Art et érotisme: «Des scandales, il y en aura toujours, et c’est tant mieux»
INTERVIEW•Claire Maingon, historienne de l’art, revient dans un livre sur les œuvres érotiques qui ont fait scandale...Propos recueillis par Audrey Chauvet
Qu’il s’agisse d’une affiche pour une campagne de prévention du Sida ou d’un sapin de Noël ambigu exposé par un artiste en plein Paris, la sexualité a encore du mal à s’afficher sur la place publique. Claire Maingon, historienne de l’art, a voulu revenir sur ces œuvres qui, de l’Olympia de Manet à L'Origine du monde de Courbet, ont fait scandale en leur temps. Dans son livre Scandales érotiques de l’art (éd. Beaux Arts), elle s’interroge sur ce qui choque selon les époques et pourquoi.
Les premières représentations sexuelles étaient plutôt des divinités protectrices ou des représentations grivoises. A partir de quel moment l’érotisme dans l’art a-t-il commencé à faire scandale ?
Je pense que dès l’instant où les œuvres ont été présentées dans un contexte public, elles ont fait scandale. Le Salon, créé sous Louis XIV, a fait sortir les œuvres des ateliers pour être présentées dans un contexte d’émulation et de compétition entre les artistes, donc cela a donné plus de place à la critique d’art et aux commentaires.
Quelle est pour vous l’œuvre la plus emblématique de ces scandales ?
Pour moi, c’est le Jugement dernier, de Michel-Ange. Il réalise cette œuvre dans un contexte religieux, c’est une commande de la part du Pape, mais il y intègre la nudité, y compris celle du Christ, marquant ainsi sa volonté d’échapper aux normes. C’est bien entendu la religion qui s’est opposée le plus souvent aux œuvres d’art érotiques, encore aujourd’hui ce sont les extrémistes religieux qui sont les premiers à attaquer les œuvres à connotation sexuelle ou érotique. On l’a bien vu avec le Tree de Paul McCarthy, présenté à la Fiac en 2014 : ce sont les ultracatholiques qui, ironiquement, ont été les premiers à l’interpréter comme un sextoy…

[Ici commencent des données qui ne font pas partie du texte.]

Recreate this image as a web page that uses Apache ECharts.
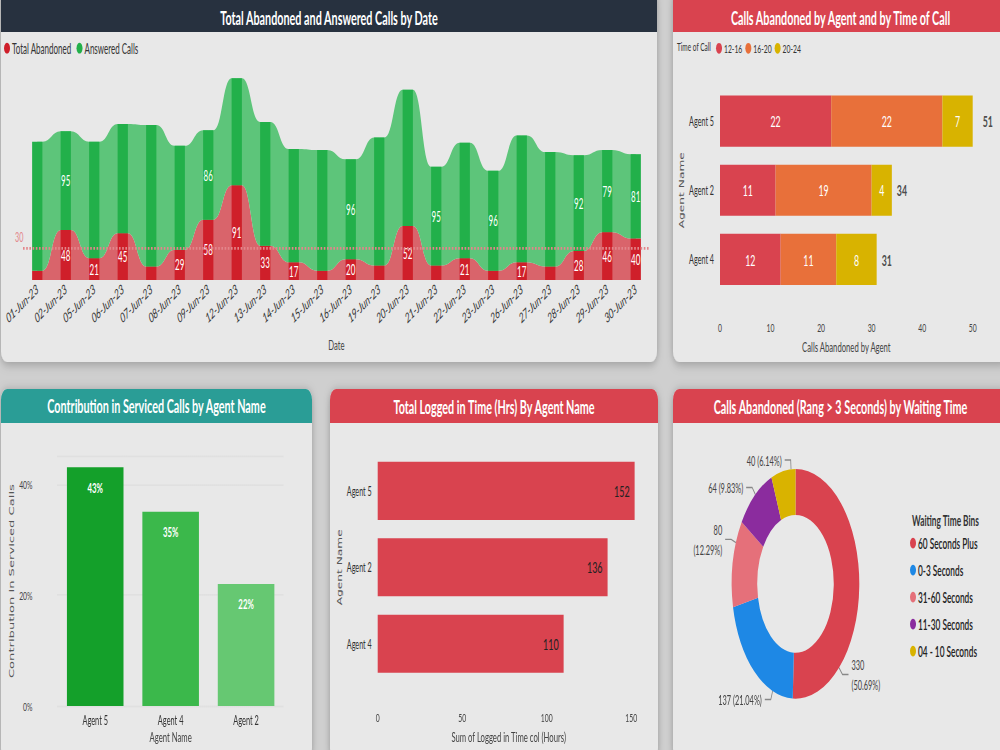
<!DOCTYPE html>
<html><head><meta charset="utf-8">
<script src="https://cdn.jsdelivr.net/npm/echarts@6/dist/echarts.min.js"></script>
<style>
html,body{margin:0;padding:0;background:#cfcfcf;overflow:hidden;}
#wrap{width:1000px;height:750px;overflow:hidden;position:relative;}
#chart{position:absolute;left:0;top:0;width:1000px;transform:scale(1,1.8);transform-origin:0 0;}
</style></head><body><div id="wrap"><div id="chart"></div></div>
<script>
// ---------------- data ----------------
const dates = ['01-Jun-23','02-Jun-23','05-Jun-23','06-Jun-23','07-Jun-23','08-Jun-23','09-Jun-23','12-Jun-23','13-Jun-23','14-Jun-23','15-Jun-23','16-Jun-23','19-Jun-23','20-Jun-23','21-Jun-23','22-Jun-23','23-Jun-23','26-Jun-23','27-Jun-23','28-Jun-23','29-Jun-23','30-Jun-23'];
const abandoned = [9,48,21,45,13,29,58,91,33,17,9,20,14,52,14,21,9,17,13,28,46,40];
const answered  = [124,95,112,105,136,100,86,103,119,109,116,96,123,131,95,111,96,122,110,92,79,81];
const answeredLabelDates = ['02-Jun-23','09-Jun-23','16-Jun-23','21-Jun-23','23-Jun-23','28-Jun-23','29-Jun-23','30-Jun-23'];
const refLineValue = 30;

const agentsB = ['Agent 5','Agent 2','Agent 4'];
const timeBins = ['12-16','16-20','20-24'];
const calls1216 = [22,11,12];
const calls1620 = [22,19,11];
const calls2024 = [7,4,8];

const agentsC = ['Agent 5','Agent 4','Agent 2'];
const contribution = [43,35,22];

const agentsD = ['Agent 5','Agent 2','Agent 4'];
const loggedHours = [152,136,110];

const waitBins = ['60 Seconds Plus','0-3 Seconds','31-60 Seconds','11-30 Seconds','04 - 10 Seconds'];
const waitCalls = [330,137,80,64,40];

// ---------------- style / layout ----------------
const S = 1.8;                 // reference is stretched vertically
const H = 750 / S;
const Y = v => v / S;
const FONT = "Lato, 'Open Sans', sans-serif";
const WIDE = "'DejaVu Sans', 'Liberation Sans', sans-serif";
const RED_BAR = '#cf1f2a', RED_RIB = '#d9646b';
const GREEN_BAR = '#22b04a', GREEN_RIB = '#5dc57a';
const B_COLORS = ['#d9434f','#e8703a','#d8b300'];
const C_COLORS = ['#14a02a','#3bb84b','#66c872'];
const E_COLORS = ['#d9434f','#1e88e5','#e5707a','#8b2c9e','#d9b300'];
const PIE_CX = 795.5, PIE_CY = Y(583.8), PIE_R = 63.8;
const LABEL_ANGLE = [137, 201, 291, 321, 356];
const LABEL_WRAP = [true, false, true, false, false];

const el = document.getElementById('chart');
el.style.height = H + 'px';
const chart = echarts.init(el, null, {renderer: 'svg', width: 1000, height: H});

function panel(x, y, w, h, hh, color, title, ty) {
  return [
    {type:'rect', z:0, shape:{x:x, y:y, width:w, height:h, r:6},
     style:{fill:'#e8e8e8', shadowBlur:6, shadowColor:'rgba(0,0,0,0.28)', shadowOffsetY:1}},
    {type:'rect', z:1, shape:{x:x, y:y, width:w, height:hh, r:[6,6,0,0]}, style:{fill:color}},
    {type:'text', z:3, x:x + w/2, y:ty,
     style:{text:title, fill:'#fff', fontSize:10.8, fontWeight:'bold', fontFamily:FONT,
            align:'center', verticalAlign:'middle', textAlign:'center', textVerticalAlign:'middle'}}
  ];
}
function txt(x, y, text, size, weight, color, align, family) {
  return {type:'text', z:3, x:x, y:y, style:{text:text, fill:color, fontSize:size, fontWeight:weight,
    fontFamily:family || FONT, align:align, verticalAlign:'middle', textAlign:align, textVerticalAlign:'middle'}};
}

const graphics = [].concat(
  panel(1, -6, 656, Y(362) + 6, Y(32) + 6, '#27313f', 'Total Abandoned and Answered Calls by Date', Y(17)),
  panel(673, -6, 335, Y(362) + 6, Y(32) + 6, '#d9434f', 'Calls Abandoned by Agent and by Time of Call', Y(17)),
  panel(1, Y(389), 311, Y(370), Y(34), '#2a9d96', 'Contribution in Serviced Calls by Agent Name', Y(405)),
  panel(330, Y(389), 328, Y(370), Y(34), '#d9434f', 'Total Logged in Time (Hrs) By Agent Name', Y(406)),
  panel(673, Y(389), 335, Y(370), Y(34), '#d9434f', 'Calls Abandoned (Rang > 3 Seconds) by Waiting Time', Y(406)),
  [txt(677, Y(47), 'Time of Call', 6.5, 'normal', '#333', 'left'),
   txt(912, Y(520), 'Waiting Time Bins', 8.3, 'bold', '#333', 'left')]
);

const ribbonData = dates.slice(0, -1).map((d, i) =>
  [i, abandoned[i], abandoned[i] + answered[i], abandoned[i + 1], abandoned[i + 1] + answered[i + 1]]);
const totalsB = agentsB.map((a, i) => calls1216[i] + calls1620[i] + calls2024[i]);
const waitTotal = waitCalls.reduce((s, v) => s + v, 0);

const axisNameStyle = {fontFamily: FONT, fontSize: 7.7, color: '#444'};
const wideNameStyle = {fontFamily: WIDE, fontSize: 6.8, color: '#555'};

const option = {
  backgroundColor: '#cfcfcf',
  animation: false,
  textStyle: {fontFamily: FONT},
  graphic: {elements: graphics},
  legend: [
    {data: ['Total Abandoned', 'Answered Calls'], left: 4, top: Y(41), icon: 'circle',
     itemWidth: 6, itemHeight: 6, itemGap: 5, padding: 0,
     textStyle: {fontSize: 8, color: '#333', padding: [0, 0, 0, -3]}},
    {data: timeBins, left: 716, top: Y(42), icon: 'circle', itemWidth: 6, itemHeight: 6, itemGap: 3, padding: 0,
     textStyle: {fontSize: 6.8, color: '#333', padding: [0, 0, 0, -3]}},
    {data: waitBins, orient: 'vertical', left: 910, top: Y(535), icon: 'circle', itemWidth: 6, itemHeight: 6,
     itemGap: 6, padding: 0, textStyle: {fontSize: 8.3, fontWeight: 600, color: '#222', lineHeight: 9, padding: [0, 0, 0, -3]}}
  ],
  grid: [
    {left: 23, right: 350, top: Y(72), height: Y(208)},
    {left: 720, right: 27.3, top: Y(86.5), height: Y(207.5)},
    {left: 57.5, right: 716.2, top: Y(456.2), height: Y(249.8)},
    {left: 377.7, right: 360.3, top: Y(452.6), height: Y(229.4)}
  ],
  xAxis: [
    {gridIndex: 0, type: 'category', data: dates, axisLine: {show: false}, axisTick: {show: false},
     axisLabel: {interval: 0, rotate: 30, fontSize: 7.8, color: '#333', margin: 4},
     name: 'Date', nameLocation: 'middle', nameGap: 32, nameTextStyle: axisNameStyle},
    {gridIndex: 1, type: 'value', min: 0, max: 50, interval: 10, splitLine: {show: false},
     axisLine: {show: false}, axisTick: {show: false},
     axisLabel: {fontSize: 6.8, color: '#444', margin: 15},
     name: 'Calls Abandoned by Agent', nameLocation: 'middle', nameGap: 25, nameTextStyle: axisNameStyle},
    {gridIndex: 2, type: 'category', data: agentsC, axisLine: {show: false}, axisTick: {show: false},
     axisLabel: {fontSize: 7.4, color: '#333', margin: 4},
     name: 'Agent Name', nameLocation: 'middle', nameGap: 13, nameTextStyle: axisNameStyle},
    {gridIndex: 3, type: 'value', min: 0, max: 155, interval: 50, splitLine: {show: false},
     axisLine: {show: false}, axisTick: {show: false},
     axisLabel: {fontSize: 6.8, color: '#444', margin: 16, showMaxLabel: false},
     name: 'Sum of Logged in Time col (Hours)', nameLocation: 'middle', nameGap: 26, nameTextStyle: axisNameStyle}
  ],
  yAxis: [
    {gridIndex: 0, type: 'value', min: 0, max: 200, show: false},
    {gridIndex: 1, type: 'category', data: agentsB, inverse: true, axisLine: {show: false}, axisTick: {show: false},
     axisLabel: {fontSize: 7.2, color: '#333', margin: 6},
     name: 'Agent Name', nameLocation: 'middle', nameRotate: 90, nameGap: 31, nameTextStyle: wideNameStyle},
    {gridIndex: 2, type: 'value', min: 0, max: 45, interval: 20, axisLine: {show: false}, axisTick: {show: false},
     splitLine: {lineStyle: {color: '#d9d9d9', type: 'dotted'}},
     axisLabel: {fontSize: 6.8, color: '#444', margin: 25, formatter: '{value}%', showMaxLabel: false},
     name: 'Contribution in Serviced Calls', nameLocation: 'middle', nameRotate: 90, nameGap: 42,
     nameTextStyle: {fontFamily: WIDE, fontSize: 7.3, color: '#555'}},
    {gridIndex: 3, type: 'category', data: agentsD, inverse: true, axisLine: {show: false}, axisTick: {show: false},
     axisLabel: {fontSize: 7.2, color: '#333', margin: 6},
     name: 'Agent Name', nameLocation: 'middle', nameRotate: 90, nameGap: 31, nameTextStyle: wideNameStyle}
  ],
  series: [
    {type: 'custom', name: 'ribbons', xAxisIndex: 0, yAxisIndex: 0, z: 1, silent: true,
     data: ribbonData, encode: {x: 0, y: 2},
     renderItem: function (params, api) {
       const i = api.value(0);
       const a0 = api.value(1), t0 = api.value(2), a1 = api.value(3), t1 = api.value(4);
       const c0 = api.coord([i, 0]), c1 = api.coord([i + 1, 0]);
       const hw = api.size([1, 0])[0] * 0.18;
       const x0 = c0[0], x1 = c0[0] + hw, x2 = c1[0] - hw, x3 = c1[0], xm = (x1 + x2) / 2;
       function band(l0, u0, l1, u1, color) {
         const yl0 = api.coord([i, l0])[1], yu0 = api.coord([i, u0])[1];
         const yl1 = api.coord([i + 1, l1])[1], yu1 = api.coord([i + 1, u1])[1];
         const d = 'M' + x0 + ' ' + yu0 + 'L' + x1 + ' ' + yu0 +
           'C' + xm + ' ' + yu0 + ' ' + xm + ' ' + yu1 + ' ' + x2 + ' ' + yu1 +
           'L' + x3 + ' ' + yu1 + 'L' + x3 + ' ' + yl1 + 'L' + x2 + ' ' + yl1 +
           'C' + xm + ' ' + yl1 + ' ' + xm + ' ' + yl0 + ' ' + x1 + ' ' + yl0 +
           'L' + x0 + ' ' + yl0 + 'Z';
         return {type: 'path', shape: {pathData: d}, style: {fill: color}};
       }
       return {type: 'group', children: [band(0, a0, 0, a1, RED_RIB), band(a0, t0, a1, t1, GREEN_RIB)]};
     }},
    {type: 'bar', name: 'Total Abandoned', xAxisIndex: 0, yAxisIndex: 0, stack: 'calls', barWidth: '36%', z: 3,
     data: abandoned, itemStyle: {color: RED_BAR},
     label: {show: true, position: 'inside', color: '#fff', fontSize: 8,
             formatter: p => (p.value >= 15 ? String(p.value) : '')},
     markLine: {silent: true, symbol: 'none', data: [{yAxis: refLineValue}],
       lineStyle: {type: 'dotted', color: '#e3858b', width: 1.6},
       label: {show: true, position: 'insideStartTop', formatter: String(refLineValue), color: '#e3858b',
               fontSize: 7.2, distance: [-8, 3]}}},
    {type: 'bar', name: 'Answered Calls', xAxisIndex: 0, yAxisIndex: 0, stack: 'calls', barWidth: '36%', z: 3,
     data: answered, itemStyle: {color: GREEN_BAR},
     label: {show: true, position: 'inside', color: '#fff', fontSize: 8,
             formatter: p => (answeredLabelDates.indexOf(p.name) >= 0 ? String(p.value) : '')}},
    {type: 'bar', name: timeBins[0], xAxisIndex: 1, yAxisIndex: 1, stack: 'b', barWidth: '74%', data: calls1216,
     itemStyle: {color: B_COLORS[0]}, label: {show: true, position: 'inside', color: '#fff', fontSize: 8.8}},
    {type: 'bar', name: timeBins[1], xAxisIndex: 1, yAxisIndex: 1, stack: 'b', barWidth: '74%', data: calls1620,
     itemStyle: {color: B_COLORS[1]}, label: {show: true, position: 'inside', color: '#fff', fontSize: 8.8}},
    {type: 'bar', name: timeBins[2], xAxisIndex: 1, yAxisIndex: 1, stack: 'b', barWidth: '74%', data: calls2024,
     itemStyle: {color: B_COLORS[2]}, label: {show: true, position: 'inside', color: '#fff', fontSize: 8.8}},
    {type: 'scatter', name: 'Total', xAxisIndex: 1, yAxisIndex: 1, symbolSize: 0, silent: true, clip: false,
     data: totalsB.map((t, i) => [t, agentsB[i]]),
     label: {show: true, position: 'right', distance: 5, color: '#222', fontSize: 8.8, fontWeight: 'bold',
             formatter: p => String(p.value[0])}},
    {type: 'bar', name: 'Contribution', xAxisIndex: 2, yAxisIndex: 2, barWidth: '75%',
     data: contribution.map((v, i) => ({value: v, itemStyle: {color: C_COLORS[i]}})),
     label: {show: true, position: 'insideTop', distance: 7, color: '#fff', fontSize: 7.8, fontWeight: 'bold',
             formatter: '{c}%'}},
    {type: 'bar', name: 'Logged', xAxisIndex: 3, yAxisIndex: 3, barWidth: '76%', data: loggedHours,
     itemStyle: {color: '#d9434f'},
     label: {show: true, position: 'insideRight', distance: 5, color: '#222', fontSize: 9}},
    {type: 'pie', name: 'Waiting', center: [PIE_CX, PIE_CY], radius: [PIE_R * 0.6, PIE_R],
     startAngle: 90, clockwise: true, avoidLabelOverlap: false,
     data: waitBins.map((n, i) => ({name: n, value: waitCalls[i], itemStyle: {color: E_COLORS[i]}})),
     label: {show: true, fontSize: 7.4, color: '#444', lineHeight: 11,
       formatter: p => {
         const pct = (p.value / waitTotal * 100).toFixed(2);
         return LABEL_WRAP[p.dataIndex] ? p.value + '\n(' + pct + '%)' : p.value + ' (' + pct + '%)';
       }},
     labelLine: {show: true, lineStyle: {color: '#888', width: 0.8}},
     labelLayout: function (p) {
       const a = LABEL_ANGLE[p.dataIndex] * Math.PI / 180;
       const sx = Math.sin(a), cy = -Math.cos(a);
       const dir = sx >= 0 ? 1 : -1;
       const p1 = [PIE_CX + PIE_R * sx, PIE_CY + PIE_R * cy];
       const p2 = [PIE_CX + PIE_R * 1.08 * sx, PIE_CY + PIE_R * 1.08 * cy];
       const p3 = [p2[0] + 6 * dir, p2[1]];
       return {x: p3[0] + 3 * dir, y: p3[1], align: dir > 0 ? 'left' : 'right', verticalAlign: 'middle',
               labelLinePoints: [p1, p2, p3]};
     }}
  ]
};
chart.setOption(option);
</script></body></html>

Dans la plupart des œuvres que vous présentez dans votre ouvrage, c’est la représentation érotisée du corps de la femme qui fait scandale. Pourquoi ?
Il faut distinguer la représentation anatomique de la représentation idéalisée du nu féminin. Le corps de la femme n’a pas été présenté par les artistes dans sa réalité avant le XIXe siècle. Un marqueur de ce changement est la représentation du poil : aux XVIIe et XVIIIe siècles, les corps féminins étaient très épilés, l’éloge du poil pubien a dû attendre le XIXe siècle. Théophile Gautier parle alors du « gazon où vient s’asseoir l’Eros », Courbet . Le poil était alors hautement érotique et le représenter scandaleux.
Qu’est-ce qui choque encore aujourd’hui ?
On a bien vu avec les affiches pour la prévention du sida que les ultraconservateurs n’acceptent pas que les normes de représentation de la sexualité évoluent. La société actuelle est assez permissive mais il reste des sujets tabous. Le Dirty corner, d’Anish Kapoor, a été interprété comme une œuvre à connotation sexuelle alors que l’artiste voulait plutôt jouer avec le désordre de son œuvre qui contrastait avec l’ordre d’un jardin à la française, comme le féminin contraste avec le pouvoir royal masculin. L’art est souvent instrumentalisé pour porter un message qui le dépasse. Les œuvres sont ainsi les catalyseurs des tensions sur notre manière de concevoir la sexualité et nous montrent comment la société évolue par rapport aux normes.
Est-ce le rôle des artistes de faire bouger les lignes par rapport à ces normes ?
L’art n’a pas uniquement pour but de provoquer, mais des artistes comme McCarthy pointent du doigt les crispations de notre société. Les artistes ne font pas de politique, mais ils peuvent être des éclaireurs de conscience et leurs œuvres ont un vrai intérêt sociologique par les réactions qu’elles suscitent. Des scandales, il y en aura toujours, et c’est tant mieux.